He is a doctor working an exhausting schedule. There may be no end to this until he retires in 30 or 40 years. He wants more sex. But in a passive sense. Kinda like I would like to win the lottery. Doesn't mean I buy any tickets, but I sure would like to win. Doctors work very hard for a very long time. That is one of the reasons they earn big bucks. Very hard to separate the big bucks from being on call, working long hours, covering for colleagues, etc. I know of a woman on another internet forum who is married to a surgeon and has been discussing this exact issue for years.
So I agree with @SunCMars
: may be time for you to choose. Your husband may not be physically capable of fulfilling his obligations as a doctor and fulfilling his obligations as a lover. He has made it clear which he prioritizes. Now you have to decide your priorities.
Agree, sorry to say.
I've been reading a lot of your posts.
Before my husband and I were married, we dated long distance while he was finishing grad school in another state. It was hard. But, he always made time for us to talk or visit. Then he got to the last two semesters and had to do a very rigorous thesis. He told me as soon as we got serious, actually, that he knew the end of his schooling would be the hardest and most time consuming, and that we would be in touch a lot less during that time. So he definitely gave me a warning. I thought I would be able to handle it. I still wasn't prepared.
Being long distance was hard enough, but he would go days without contacting me. (He would literally work in studio for 72 hours at a time without going home.) He was all consumed by his work. It seemed ridiculous to me that anything on earth could be that all encompassing. Like, you really can't take five minutes to call me? He had appointments to keep and deadlines to meet, and he is a perfectionist so naturally works 10x more than anyone else. I changed over time from trying to be patient and supportive...to feeling distant from him, being frustrated and trying to stay busy on my own. Then I just got angry over time, and then onto feeling like I just wasn't good enough to warrant attention. I came so close to ending the relationship. So close.
Then he graduated when I was on my last straw and came home for good. If he didn't come home when he did, I think our relationship would have ended. I couldn't take it anymore. There was a time when he went out for a meal with his classmates (also working on thesis at the same time) and I remember finding out about it. I was livid. In hindsight it was so stupid to be mad, but I seriously almost let him go over it. I just kept thinking - how dare you make time for them and not me!

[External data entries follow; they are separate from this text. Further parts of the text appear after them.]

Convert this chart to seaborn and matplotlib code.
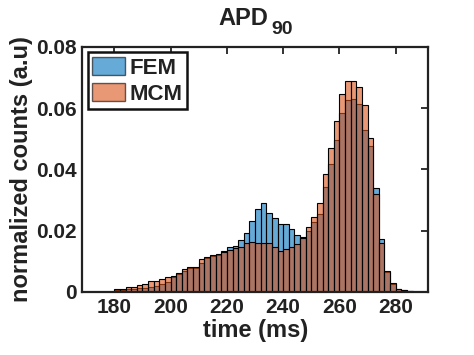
import numpy as np
import pandas as pd
import matplotlib
matplotlib.use("Agg")
import matplotlib.pyplot as plt
from matplotlib.patches import Patch
import seaborn as sns

# histogram bins (ms) and normalized counts
bin_edges = list(range(180, 288, 2))
fem_counts = [
    0.0008, 0.0008, 0.0011, 0.0011, 0.0013, 0.0014, 0.0017, 0.0021, 0.0026, 0.0033,
    0.0048, 0.0058, 0.0070, 0.0078, 0.0078, 0.0094, 0.0112, 0.0118, 0.0119, 0.0133,
    0.0146, 0.0151, 0.0170, 0.0191, 0.0232, 0.0270, 0.0290, 0.0256, 0.0241, 0.0222,
    0.0221, 0.0206, 0.0186, 0.0180, 0.0198, 0.0227, 0.0254, 0.0343, 0.0416, 0.0497,
    0.0584, 0.0627, 0.0630, 0.0613, 0.0527, 0.0476, 0.0340, 0.0173, 0.0065, 0.0027,
    0.0010, 0.0005, 0.0003,
]
mcm_counts = [
    0.0011, 0.0011, 0.0016, 0.0016, 0.0022, 0.0027, 0.0037, 0.0035, 0.0042, 0.0050,
    0.0053, 0.0062, 0.0076, 0.0081, 0.0083, 0.0108, 0.0114, 0.0119, 0.0124, 0.0131,
    0.0137, 0.0144, 0.0148, 0.0159, 0.0162, 0.0159, 0.0160, 0.0159, 0.0146, 0.0133,
    0.0141, 0.0146, 0.0155, 0.0177, 0.0211, 0.0243, 0.0289, 0.0384, 0.0470, 0.0557,
    0.0645, 0.0689, 0.0689, 0.0667, 0.0611, 0.0503, 0.0319, 0.0159, 0.0070, 0.0030,
    0.0011, 0.0005, 0.0003,
]
series_names = ["FEM", "MCM"]
xtick_vals = [180, 200, 220, 240, 260, 280]
ytick_vals = [0, 0.02, 0.04, 0.06, 0.08]
ytick_labels = ["0", "0.02", "0.04", "0.06", "0.08"]

sns.set_style("white")
plt.rcParams["font.family"] = ["Liberation Sans", "DejaVu Sans"]
plt.rcParams["font.weight"] = "bold"
plt.rcParams["text.color"] = "#222222"
plt.rcParams["axes.labelcolor"] = "#222222"
plt.rcParams["xtick.color"] = "#222222"
plt.rcParams["ytick.color"] = "#222222"

blue = "#0072BD"
orange = "#D95319"

centers = np.array(bin_edges[:-1]) + 1
df_fem = pd.DataFrame({"time": centers, "count": fem_counts})
df_mcm = pd.DataFrame({"time": centers, "count": mcm_counts})

fig = plt.figure(figsize=(4.74, 3.55), dpi=100)
ax = fig.add_axes([0.173, 0.1775, 0.7306, 0.691])

sns.histplot(data=df_fem, x="time", weights="count", bins=bin_edges, color=blue,
             alpha=0.6, edgecolor="black", linewidth=0.8, ax=ax)
sns.histplot(data=df_mcm, x="time", weights="count", bins=bin_edges, color=orange,
             alpha=0.6, edgecolor="black", linewidth=0.8, ax=ax)

ax.set_xlim(168.5, 291.6)
ax.set_ylim(0, 0.08)
ax.set_xticks(xtick_vals)
ax.set_yticks(ytick_vals)
ax.set_yticklabels(ytick_labels)
ax.tick_params(direction="in", length=5, width=1.3, top=True, right=True,
               labelsize=15, pad=4)
for lab in ax.get_xticklabels() + ax.get_yticklabels():
    lab.set_fontweight("bold")
for sp in ax.spines.values():
    sp.set_visible(True)
    sp.set_linewidth(1.6)
    sp.set_color("#222222")

ax.set_xlabel("time (ms)", fontsize=17, fontweight="bold", labelpad=2)
ax.set_ylabel("normalized counts (a.u)", fontsize=17, fontweight="bold", labelpad=2)

# title APD with a large bold subscript 90
fig.text(0.5654, 0.9296, "APD", fontsize=17, fontweight="bold", ha="right", va="baseline")
fig.text(0.5720, 0.9034, "90", fontsize=14, fontweight="bold", ha="left", va="baseline")

handles = [Patch(facecolor=blue, alpha=0.6, edgecolor="black", linewidth=1),
           Patch(facecolor=orange, alpha=0.6, edgecolor="black", linewidth=1)]
leg = ax.legend(handles, series_names, loc="upper left", fontsize=16, frameon=True,
                fancybox=False, edgecolor="#111111", framealpha=1,
                borderaxespad=0.25, handlelength=1.5, handleheight=0.9,
                handletextpad=0.2, borderpad=0.2, labelspacing=0.2)
leg.get_frame().set_linewidth(1.8)
for t in leg.get_texts():
    t.set_fontweight("bold")

fig.savefig("out.png", dpi=100)
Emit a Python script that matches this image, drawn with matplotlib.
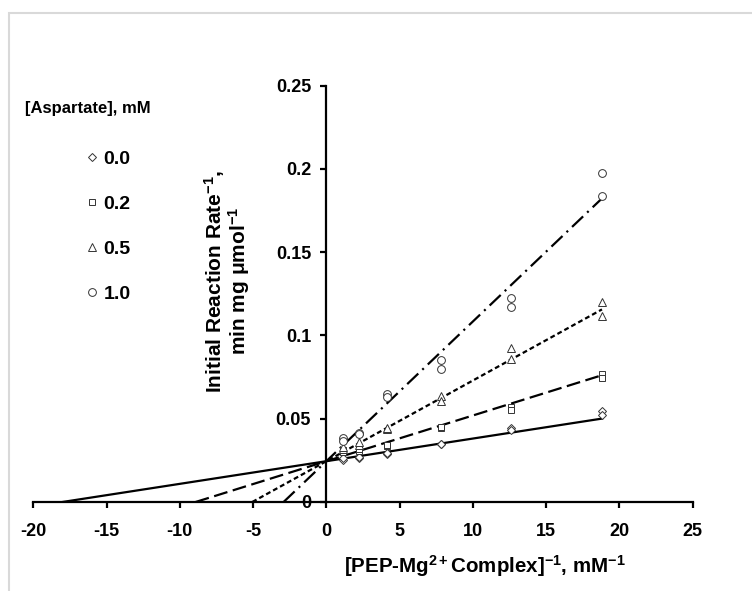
import matplotlib
matplotlib.use("Agg")
import matplotlib.pyplot as plt
from matplotlib.lines import Line2D
from matplotlib.patches import Rectangle
import numpy as np

plt.rcParams['font.family'] = ['Liberation Sans', 'DejaVu Sans']
plt.rcParams['font.weight'] = 'bold'
plt.rcParams['axes.labelweight'] = 'bold'
plt.rcParams['axes.unicode_minus'] = False
plt.rcParams['mathtext.fontset'] = 'custom'
plt.rcParams['mathtext.rm'] = 'Liberation Sans:bold'
plt.rcParams['mathtext.it'] = 'Liberation Sans:bold'
plt.rcParams['mathtext.bf'] = 'Liberation Sans:bold'
plt.rcParams['lines.scale_dashes'] = False

# 1/[PEP-Mg2+] (mM^-1), same for every aspartate level
inv_pep = [1.13, 2.22, 4.13, 7.79, 12.63, 18.81]

# [Aspartate], mM
aspartate = ["0.0", "0.2", "0.5", "1.0"]

# 1/v, two replicates per point
asp00_rep1 = [0.0250, 0.0266, 0.0286, 0.0347, 0.0445, 0.0547]
asp00_rep2 = [0.0262, 0.0272, 0.0292, 0.0350, 0.0431, 0.0521]
asp02_rep1 = [0.0300, 0.0304, 0.0335, 0.0447, 0.0571, 0.0771]
asp02_rep2 = [0.0312, 0.0320, 0.0342, 0.0451, 0.0555, 0.0743]
asp05_rep1 = [0.0320, 0.0341, 0.0441, 0.0637, 0.0927, 0.1202]
asp05_rep2 = [0.0332, 0.0360, 0.0445, 0.0607, 0.0861, 0.1118]
asp10_rep1 = [0.0387, 0.0417, 0.0651, 0.0855, 0.1224, 0.1977]
asp10_rep2 = [0.0367, 0.0411, 0.0631, 0.0799, 0.1168, 0.1837]

# linear fits (common y-intercept)
fit_slope = [0.00136, 0.002745, 0.004846, 0.00839]
fit_intercept = [0.0245, 0.0245, 0.0245, 0.0245]

markers = ['D', 's', '^', 'o']
marker_sizes = [3.6, 5, 5.2, 5.6]
line_styles = ['-', (0, (10, 4)), (0, (3.5, 2.2)), (0, (11, 4, 1.5, 4))]

reps = [(asp00_rep1, asp00_rep2), (asp02_rep1, asp02_rep2),
        (asp05_rep1, asp05_rep2), (asp10_rep1, asp10_rep2)]

fig = plt.figure(figsize=(7.52, 5.91), dpi=100)
ax = fig.add_axes([0.0443, 0.1506, 0.8768, 0.7044])

handles = []
for i, label in enumerate(aspartate):
    for rep in reps[i]:
        ax.plot(inv_pep, rep, linestyle='none', marker=markers[i], ms=marker_sizes[i],
                mfc='white', mec='#333333', mew=0.7, zorder=3)
    m, b = fit_slope[i], fit_intercept[i]
    xs = np.array([-b / m, inv_pep[-1]])
    ax.plot(xs, m * xs + b, color='black', lw=1.6, linestyle=line_styles[i], zorder=2)
    handles.append(Line2D([], [], linestyle='none', marker=markers[i], ms=marker_sizes[i],
                          mfc='white', mec='#333333', mew=0.7, label=label))

ax.set_xlim(-20, 25)
ax.set_ylim(0, 0.25)
ax.spines['left'].set_position(('data', 0))
ax.spines['top'].set_visible(False)
ax.spines['right'].set_visible(False)
for s in ['left', 'bottom']:
    ax.spines[s].set_linewidth(1.6)

ax.set_xticks(np.arange(-20, 26, 5))
ax.set_yticks([0, 0.05, 0.1, 0.15, 0.2, 0.25])
ax.set_yticklabels(['0', '0.05', '0.1', '0.15', '0.2', '0.25'])
ax.tick_params(axis='x', direction='out', length=4, width=1.6, pad=11, labelsize=13)
ax.tick_params(axis='y', direction='out', length=4, width=1.6, pad=7, labelsize=13)

ax.set_xlabel('[PEP-Mg$^{2+}$Complex]$^{-1}$, mM$^{-1}$', fontsize=14.8, fontweight='bold')
ax.xaxis.set_label_coords(0.685, -0.122)
ax.set_ylabel('Initial Reaction Rate$^{-1}$,\nmin mg μmol$^{-1}$', fontsize=15,
              fontweight='bold', linespacing=0.95)
ax.yaxis.set_label_coords(0.331, 0.53)

fig.text(25 / 752, 1 - 108 / 591, '[Aspartate], mM', fontsize=12, va='center', ha='left')
ax.legend(handles=handles, loc='upper left', bbox_to_anchor=(86 / 752, 1 - 150 / 591),
          bbox_transform=fig.transFigure, frameon=False, fontsize=14, handlelength=0.6,
          handletextpad=0.3, labelspacing=1.42, borderpad=0, borderaxespad=0)

# light grey chart-area border
fig.add_artist(Rectangle((9 / 752, -0.5), 2, 0.5 + 1 - 13 / 591, transform=fig.transFigure,
                         facecolor='none', edgecolor='#d9d9d9', lw=1.5))

fig.savefig('out.png', dpi=100)
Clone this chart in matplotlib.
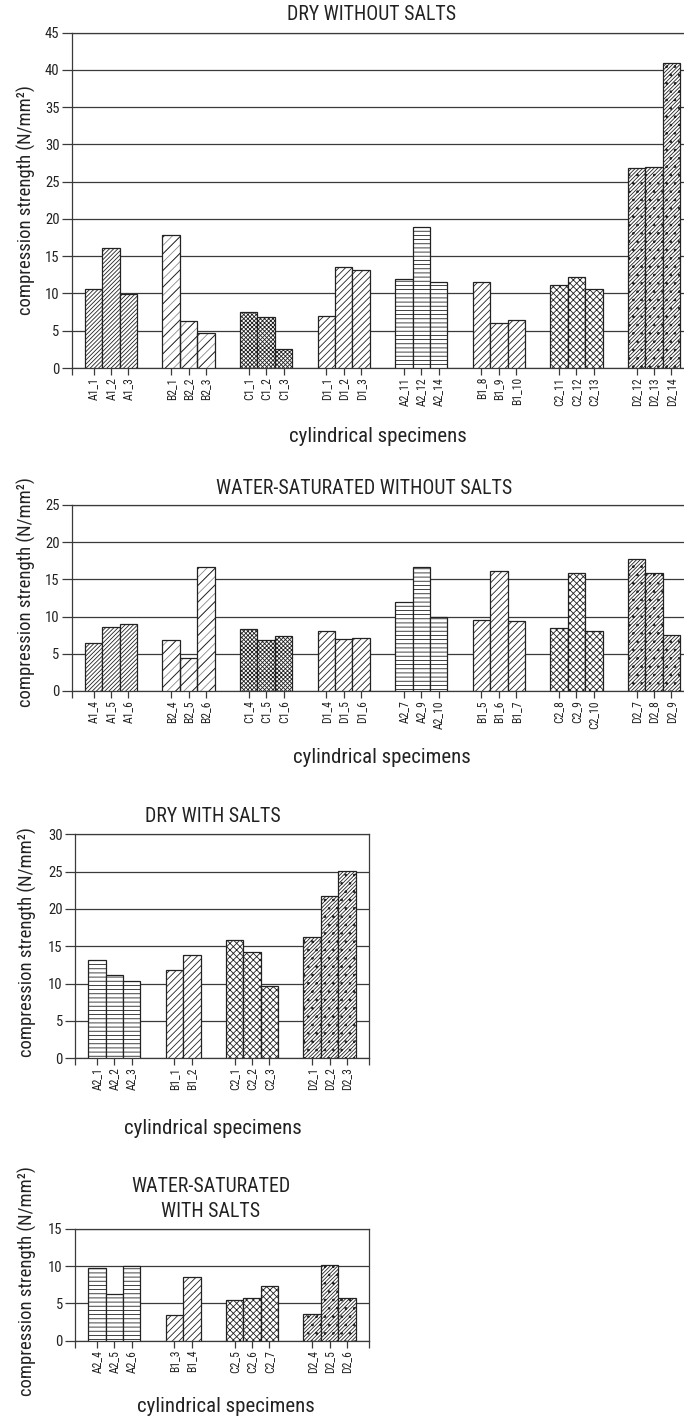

I now know from that experience that I am NOT cut out to be a wife to a man who has to be gone all of the time. I knew then that I couldn't be with a doctor, or a military man who would deploy, or anything like that. I have the utmost respect for the spouses in those marriages who hold it down while their husband or wife is out of reach. I just knew I couldn't be one of them. It made me feel selfish and petty to be honest, but at least I learned something about myself.
So - I wanted to say that I respect the position you are in with having to stick it out while he's gone. But, I don't think it's going to change or get better. There is a third "person" in your marriage, and that is his job. You will always have to share him with his job because of the career he has chosen. And it won't be an even sharing either, because when duty calls he will go running to them. I don't have an answer for you, I am just sad for you that you have to live that way.